(GIVEN PROBLEM): With the images removed, repeat the data below exactly.

[start ENTRIES SHOWN]

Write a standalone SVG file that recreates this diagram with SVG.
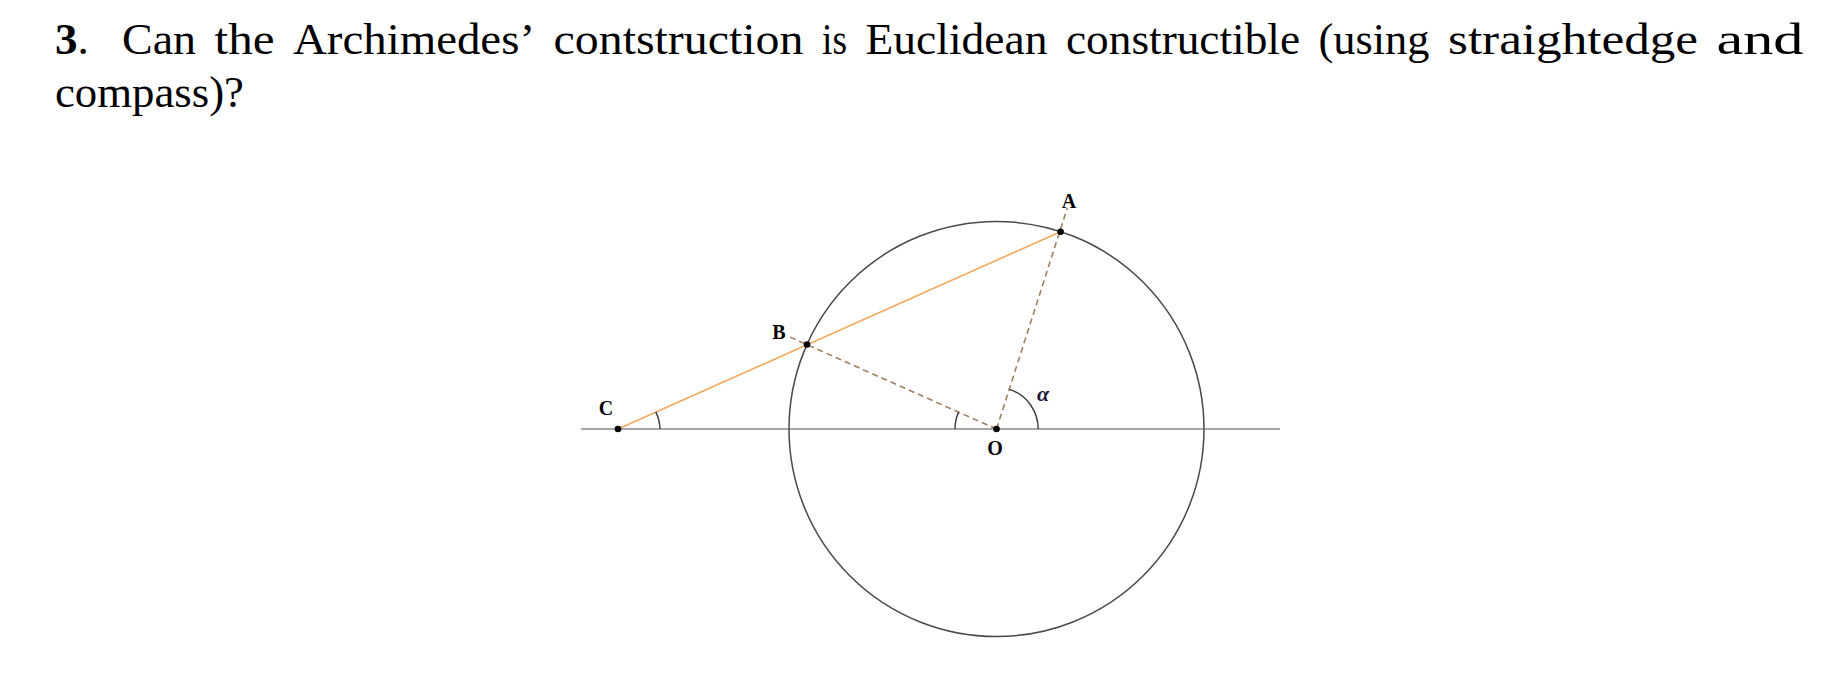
<svg xmlns="http://www.w3.org/2000/svg" width="1838" height="674" viewBox="0 0 1838 674">
<style>
.t{font-family:"Liberation Serif","Times New Roman",serif;font-size:45px;fill:#000}
.lbl{font-family:"Liberation Serif","Times New Roman",serif;font-size:20px;font-weight:bold;fill:#000;text-anchor:middle}
.alpha{font-family:"Liberation Serif","Times New Roman",serif;font-size:22px;font-style:italic;font-weight:bold;fill:#1a1a3a;text-anchor:middle}
.axis{stroke:#8a8a8a;stroke-width:1.5;fill:none}
.circ{stroke:#4a4a4a;stroke-width:1.5;fill:none}
.chord{stroke:#f4a85c;stroke-width:1.6;fill:none}
.dash{stroke:#a0805f;stroke-width:1.6;stroke-dasharray:6 4;fill:none}
.ang{stroke:#3a3a3a;stroke-width:1.4;fill:none}
.dot{fill:#000}
</style>
<rect width="1838" height="674" fill="#fff"/>
<g id="title">
<text class="t" x="55" y="54"><tspan font-weight="bold">3</tspan>.</text>
<text class="t" x="122" y="54" textLength="74" lengthAdjust="spacingAndGlyphs">Can</text>
<text class="t" x="214.5" y="54" textLength="60" lengthAdjust="spacingAndGlyphs">the</text>
<text class="t" x="293" y="54" textLength="242" lengthAdjust="spacingAndGlyphs">Archimedes’</text>
<text class="t" x="553.5" y="54" textLength="250" lengthAdjust="spacingAndGlyphs">contstruction</text>
<text class="t" x="822" y="54" textLength="25" lengthAdjust="spacingAndGlyphs">is</text>
<text class="t" x="865.5" y="54" textLength="182" lengthAdjust="spacingAndGlyphs">Euclidean</text>
<text class="t" x="1066" y="54" textLength="234" lengthAdjust="spacingAndGlyphs">constructible</text>
<text class="t" x="1318.5" y="54" textLength="111" lengthAdjust="spacingAndGlyphs">(using</text>
<text class="t" x="1448" y="54" textLength="250" lengthAdjust="spacingAndGlyphs">straightedge</text>
<text class="t" x="1716.5" y="54" textLength="87" lengthAdjust="spacingAndGlyphs">and</text>
<text class="t" x="55" y="107" textLength="189" lengthAdjust="spacingAndGlyphs">compass)?</text>
</g>
<g id="connectors">
<line class="axis" x1="581" y1="429" x2="1280" y2="429"/>
<line class="dash" x1="996.5" y1="429" x2="1067.3" y2="208"/>
<line class="dash" x1="996.5" y1="429" x2="787.5" y2="336"/>
<line class="chord" x1="618" y1="429" x2="1060.6" y2="231.7"/>
<path class="ang" d="M 660 429 A 42 42 0 0 0 655.8 411.9"/>
<path class="ang" d="M 955 429 A 41.5 41.5 0 0 1 958.6 412.1"/>
<path class="ang" d="M 1038.2 429 A 41.7 41.7 0 0 0 1009.4 389.3"/>
</g>
<g id="circle">
<circle class="circ" cx="996.5" cy="429" r="207.5"/>
</g>
<g id="node-A">
<circle class="dot" cx="1060.6" cy="231.7" r="3.3"/>
<text class="lbl" x="1069" y="208">A</text>
</g>
<g id="node-B">
<circle class="dot" cx="807" cy="344.5" r="3.3"/>
<text class="lbl" x="779" y="339">B</text>
</g>
<g id="node-C">
<circle class="dot" cx="618" cy="429" r="3.3"/>
<text class="lbl" x="606" y="415">C</text>
</g>
<g id="node-O">
<circle class="dot" cx="996.5" cy="429" r="3.3"/>
<text class="lbl" x="995" y="455">O</text>
</g>
<g id="label-alpha">
<text class="alpha" x="1043" y="401">α</text>
</g>
</svg>
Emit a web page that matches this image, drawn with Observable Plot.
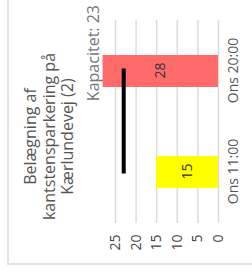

[end ENTRIES SHOWN]

(COMPLETE ANSWER):
Write a standalone SVG file that recreates this diagram with SVG.
<svg xmlns="http://www.w3.org/2000/svg" width="1838" height="674" viewBox="0 0 1838 674">
<style>
.t{font-family:"Liberation Serif","Times New Roman",serif;font-size:45px;fill:#000}
.lbl{font-family:"Liberation Serif","Times New Roman",serif;font-size:20px;font-weight:bold;fill:#000;text-anchor:middle}
.alpha{font-family:"Liberation Serif","Times New Roman",serif;font-size:22px;font-style:italic;font-weight:bold;fill:#1a1a3a;text-anchor:middle}
.axis{stroke:#8a8a8a;stroke-width:1.5;fill:none}
.circ{stroke:#4a4a4a;stroke-width:1.5;fill:none}
.chord{stroke:#f4a85c;stroke-width:1.6;fill:none}
.dash{stroke:#a0805f;stroke-width:1.6;stroke-dasharray:6 4;fill:none}
.ang{stroke:#3a3a3a;stroke-width:1.4;fill:none}
.dot{fill:#000}
</style>
<rect width="1838" height="674" fill="#fff"/>
<g id="title">
<text class="t" x="55" y="54"><tspan font-weight="bold">3</tspan>.</text>
<text class="t" x="122" y="54" textLength="74" lengthAdjust="spacingAndGlyphs">Can</text>
<text class="t" x="214.5" y="54" textLength="60" lengthAdjust="spacingAndGlyphs">the</text>
<text class="t" x="293" y="54" textLength="242" lengthAdjust="spacingAndGlyphs">Archimedes’</text>
<text class="t" x="553.5" y="54" textLength="250" lengthAdjust="spacingAndGlyphs">contstruction</text>
<text class="t" x="822" y="54" textLength="25" lengthAdjust="spacingAndGlyphs">is</text>
<text class="t" x="865.5" y="54" textLength="182" lengthAdjust="spacingAndGlyphs">Euclidean</text>
<text class="t" x="1066" y="54" textLength="234" lengthAdjust="spacingAndGlyphs">constructible</text>
<text class="t" x="1318.5" y="54" textLength="111" lengthAdjust="spacingAndGlyphs">(using</text>
<text class="t" x="1448" y="54" textLength="250" lengthAdjust="spacingAndGlyphs">straightedge</text>
<text class="t" x="1716.5" y="54" textLength="87" lengthAdjust="spacingAndGlyphs">and</text>
<text class="t" x="55" y="107" textLength="189" lengthAdjust="spacingAndGlyphs">compass)?</text>
</g>
<g id="connectors">
<line class="axis" x1="581" y1="429" x2="1280" y2="429"/>
<line class="dash" x1="996.5" y1="429" x2="1067.3" y2="208"/>
<line class="dash" x1="996.5" y1="429" x2="787.5" y2="336"/>
<line class="chord" x1="618" y1="429" x2="1060.6" y2="231.7"/>
<path class="ang" d="M 660 429 A 42 42 0 0 0 655.8 411.9"/>
<path class="ang" d="M 955 429 A 41.5 41.5 0 0 1 958.6 412.1"/>
<path class="ang" d="M 1038.2 429 A 41.7 41.7 0 0 0 1009.4 389.3"/>
</g>
<g id="circle">
<circle class="circ" cx="996.5" cy="429" r="207.5"/>
</g>
<g id="node-A">
<circle class="dot" cx="1060.6" cy="231.7" r="3.3"/>
<text class="lbl" x="1069" y="208">A</text>
</g>
<g id="node-B">
<circle class="dot" cx="807" cy="344.5" r="3.3"/>
<text class="lbl" x="779" y="339">B</text>
</g>
<g id="node-C">
<circle class="dot" cx="618" cy="429" r="3.3"/>
<text class="lbl" x="606" y="415">C</text>
</g>
<g id="node-O">
<circle class="dot" cx="996.5" cy="429" r="3.3"/>
<text class="lbl" x="995" y="455">O</text>
</g>
<g id="label-alpha">
<text class="alpha" x="1043" y="401">α</text>
</g>
</svg>
Emit a web page that matches this image, drawn with Observable Plot.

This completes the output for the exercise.